I’m sorry, but could anyone tell me what’s a copy book? I tried to find out, but failed :S.
I work a little in publicty and marketing. Copy is writing you use to promote something. So a copy book would be a collection of promotional materials, ads, etc. I suppose.
I’m pretty sure based on context (and the explicit text at the top of the last panel) that she’s talking about PHOTOcopied-books … as in self published with nothing but access to a xerox machine and a stapler. Back when I was in school (and dinosaurs roamed the Earth) we called those “Zines” (short for ‘magazines’) and they were what kids did before they could just slap up something on Myspace: you’d find all sorts of crazy things in record stores (Death Metal and Punk and Gothic scene devotees) and comic book shops (all sorts of self published underground comix) and in used book stores (lots of occult and wiccan books and zines).

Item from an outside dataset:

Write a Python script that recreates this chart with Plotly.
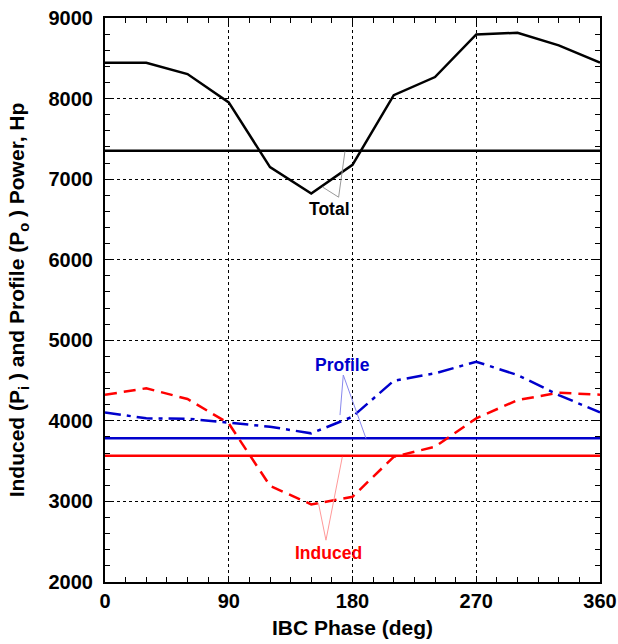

Today there’s not much point: for the cost of the paper and ink it’d run you to make a small number of copies you could afford to register a domain name and pay for hosting for a few YEARS of traffic. Hence: Webcomics : )
True enough, but I wish that they would still make up those kinds of copy books. Finding those kind of books left in public places only to be found and moved to yet another area… It’d be amazing.
Then make one :)
There is still a thriving ‘zine scene. You just have to know where to look. Google SF Zine Fest, if you’re curious.

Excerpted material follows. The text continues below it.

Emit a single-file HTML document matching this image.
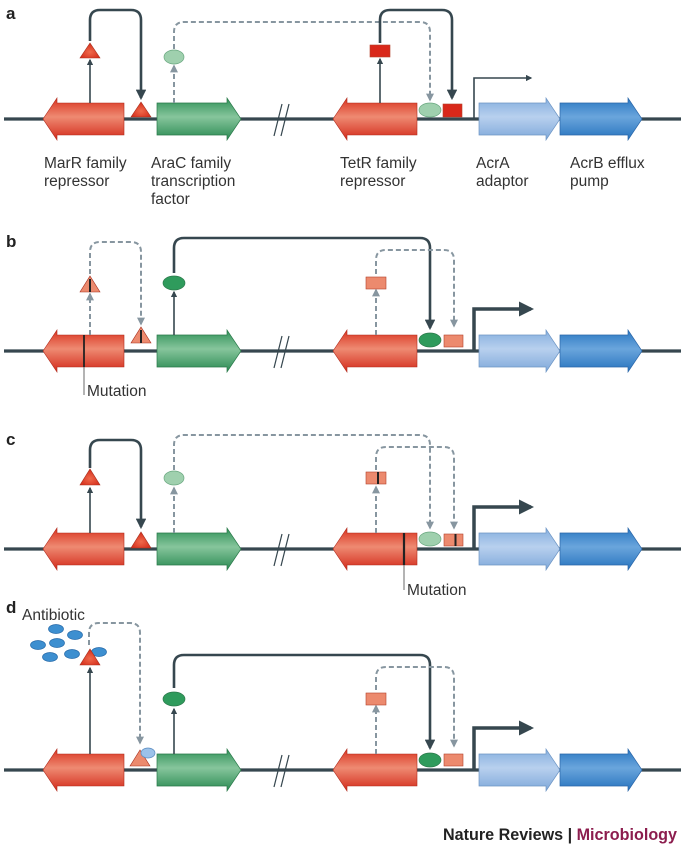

Chapbooks; I’ve encountered them in the science-fiction community primarily as the work of Sharon Lee&Steve Miller; check ‘em out at http://www.korval.com. U. of Washington’s Seattle bookstore was cool enough to carry some, but I was too broke to buy. Cardboardish cover nice B&W illustration; 8 1/2 x 11 sheets folded once & stapled; similar to a book of tide tables, only with one or two short stories being the content.
Chapbooks is what I know them as as well.

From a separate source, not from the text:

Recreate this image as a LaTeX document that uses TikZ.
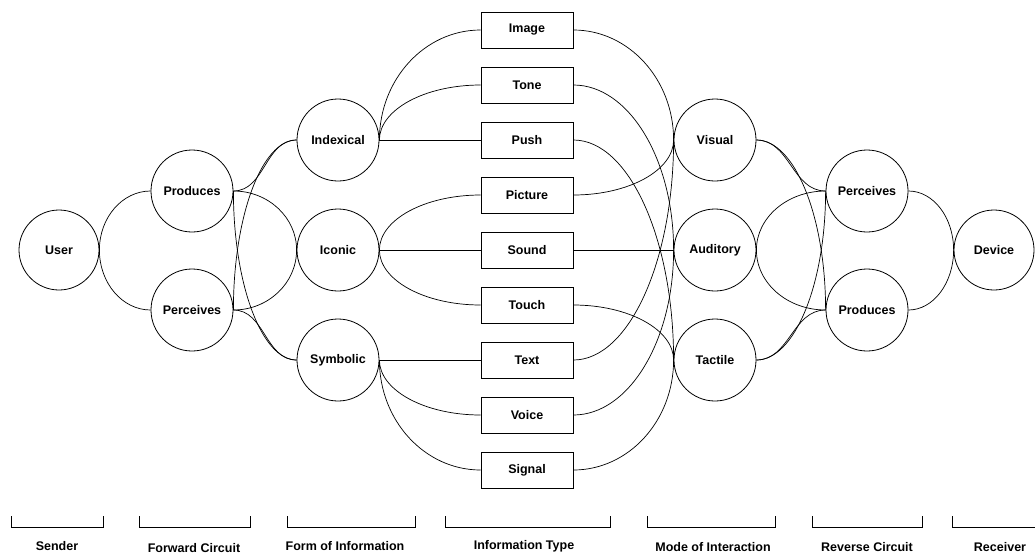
\documentclass[tikz,border=0pt]{standalone}
\usepackage{fontspec}
\setmainfont{Liberation Sans}
\usetikzlibrary{calc}
\tikzset{
  lbl/.style={font=\bfseries\fontsize{12.5}{15}\selectfont},
  circ/.style={lbl, circle, draw, line width=0.8pt, minimum size=82pt, inner sep=0pt},
  endcirc/.style={circ, minimum size=80pt},
  tbox/.style={lbl, rectangle, draw, line width=0.8pt, minimum width=92pt, minimum height=36pt, inner sep=0pt},
  conn/.style={line width=0.7pt},
  brk/.style={line width=0.7pt},
  qhv/.style={to path={.. controls ($(\tikztostart)!0.552!(\tikztostart -| \tikztotarget)$) and ($(\tikztotarget)!0.552!(\tikztostart -| \tikztotarget)$) .. (\tikztotarget)}},
  qvh/.style={to path={.. controls ($(\tikztostart)!0.552!(\tikztostart |- \tikztotarget)$) and ($(\tikztotarget)!0.552!(\tikztostart |- \tikztotarget)$) .. (\tikztotarget)}},
  scurve/.style={out=0, in=180}
}
\begin{document}
\begin{tikzpicture}[x=1pt, y=-1pt]
\useasboundingbox[fill=white] (0,0) rectangle (1035,555);
% nodes
\node[endcirc] (user) at (59,250) {User};
\node[circ] (prodL) at (192,191) {Produces};
\node[circ] (percL) at (192,310) {Perceives};
\node[circ] (indexical) at (338,140) {Indexical};
\node[circ] (iconic) at (338,250) {Iconic};
\node[circ] (symbolic) at (338,360) {Symbolic};
\node[tbox] (image) at (527,30) {Image};
\node[tbox] (tone) at (527,85) {Tone};
\node[tbox] (push) at (527,140) {Push};
\node[tbox] (picture) at (527,195) {Picture};
\node[tbox] (sound) at (527,250) {Sound};
\node[tbox] (touch) at (527,305) {Touch};
\node[tbox] (text) at (527,360) {Text};
\node[tbox] (voice) at (527,415) {Voice};
\node[tbox] (signal) at (527,470) {Signal};
\node[circ] (visual) at (715,140) {Visual};
\node[circ] (auditory) at (715,250) {Auditory};
\node[circ] (tactile) at (715,360) {Tactile};
\node[circ] (percR) at (867,191) {Perceives};
\node[circ] (prodR) at (867,310) {Produces};
\node[endcirc] (device) at (994,250) {Device};
% sender -> forward circuit
\draw[conn] (user.east) to[qvh] (prodL.west);
\draw[conn] (user.east) to[qvh] (percL.west);
% forward circuit -> form of information
\draw[conn] (prodL.east) to[scurve] (indexical.west);
\draw[conn] (prodL.east) to[qhv] (iconic.west);
\draw[conn] (prodL.east) to[qvh] (symbolic.west);
\draw[conn] (percL.east) to[qvh] (indexical.west);
\draw[conn] (percL.east) to[qhv] (iconic.west);
\draw[conn] (percL.east) to[scurve] (symbolic.west);
% form of information -> information type
\draw[conn] (image.west) to[qhv] (indexical.east);
\draw[conn] (tone.west) to[qhv] (indexical.east);
\draw[conn] (push.west) -- (indexical.east);
\draw[conn] (picture.west) to[qhv] (iconic.east);
\draw[conn] (sound.west) -- (iconic.east);
\draw[conn] (touch.west) to[qhv] (iconic.east);
\draw[conn] (text.west) -- (symbolic.east);
\draw[conn] (voice.west) to[qhv] (symbolic.east);
\draw[conn] (signal.west) to[qhv] (symbolic.east);
% information type -> mode of interaction
\draw[conn] (image.east) to[qhv] (visual.west);
\draw[conn] (tone.east) to[qhv] (auditory.west);
\draw[conn] (push.east) to[qhv] (tactile.west);
\draw[conn] (picture.east) to[qhv] (visual.west);
\draw[conn] (sound.east) -- (auditory.west);
\draw[conn] (touch.east) to[qhv] (tactile.west);
\draw[conn] (text.east) to[qhv] (visual.west);
\draw[conn] (voice.east) to[qhv] (auditory.west);
\draw[conn] (signal.east) to[qhv] (tactile.west);
% mode of interaction -> reverse circuit
\draw[conn] (visual.east) to[scurve] (percR.west);
\draw[conn] (visual.east) to[qhv] (prodR.west);
\draw[conn] (auditory.east) to[qvh] (percR.west);
\draw[conn] (auditory.east) to[qvh] (prodR.west);
\draw[conn] (tactile.east) to[qhv] (percR.west);
\draw[conn] (tactile.east) to[scurve] (prodR.west);
% reverse circuit -> receiver
\draw[conn] (percR.east) to[qhv] (device.west);
\draw[conn] (prodR.east) to[qhv] (device.west);
% brackets
\draw[brk] (11,516) |- (103,527) -- (103,516);
\draw[brk] (139,516) |- (250,527) -- (250,516);
\draw[brk] (287,516) |- (415,527) -- (415,516);
\draw[brk] (445,516) |- (610,527) -- (610,516);
\draw[brk] (647,516) |- (775,527) -- (775,516);
\draw[brk] (812,516) |- (922,527) -- (922,516);
\draw[brk] (952,516) |- (1035,527);
% labels
\node[lbl] (lsender) at (57,546) {Sender};
\node[lbl] (lforward) at (194,548) {Forward Circuit};
\node[lbl] (lform) at (345,546) {Form of Information};
\node[lbl] (ltype) at (524,546) {Information Type};
\node[lbl] (lmode) at (713,547) {Mode of Interaction};
\node[lbl] (lreverse) at (867,547) {Reverse Circuit};
\node[lbl] (lreceiver) at (1000,547) {Receiver};
\end{tikzpicture}
\end{document}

Chapbooks date all the way back to the fifteen-hundreds. Kind of the original magazine. Someone would work out a deal (labor, grain, transportation) to get their material published in very small quantities. These would get passed around until either some more interesting materiel came around, or another issue of the one you read did. Not really that different, other than copybooks not being a single page.
And with the rise of tablets and smartphones, and the 2-D glyphs (best descriptor i can come up with) the ability to ‘leave them anywhere’ is coming back around.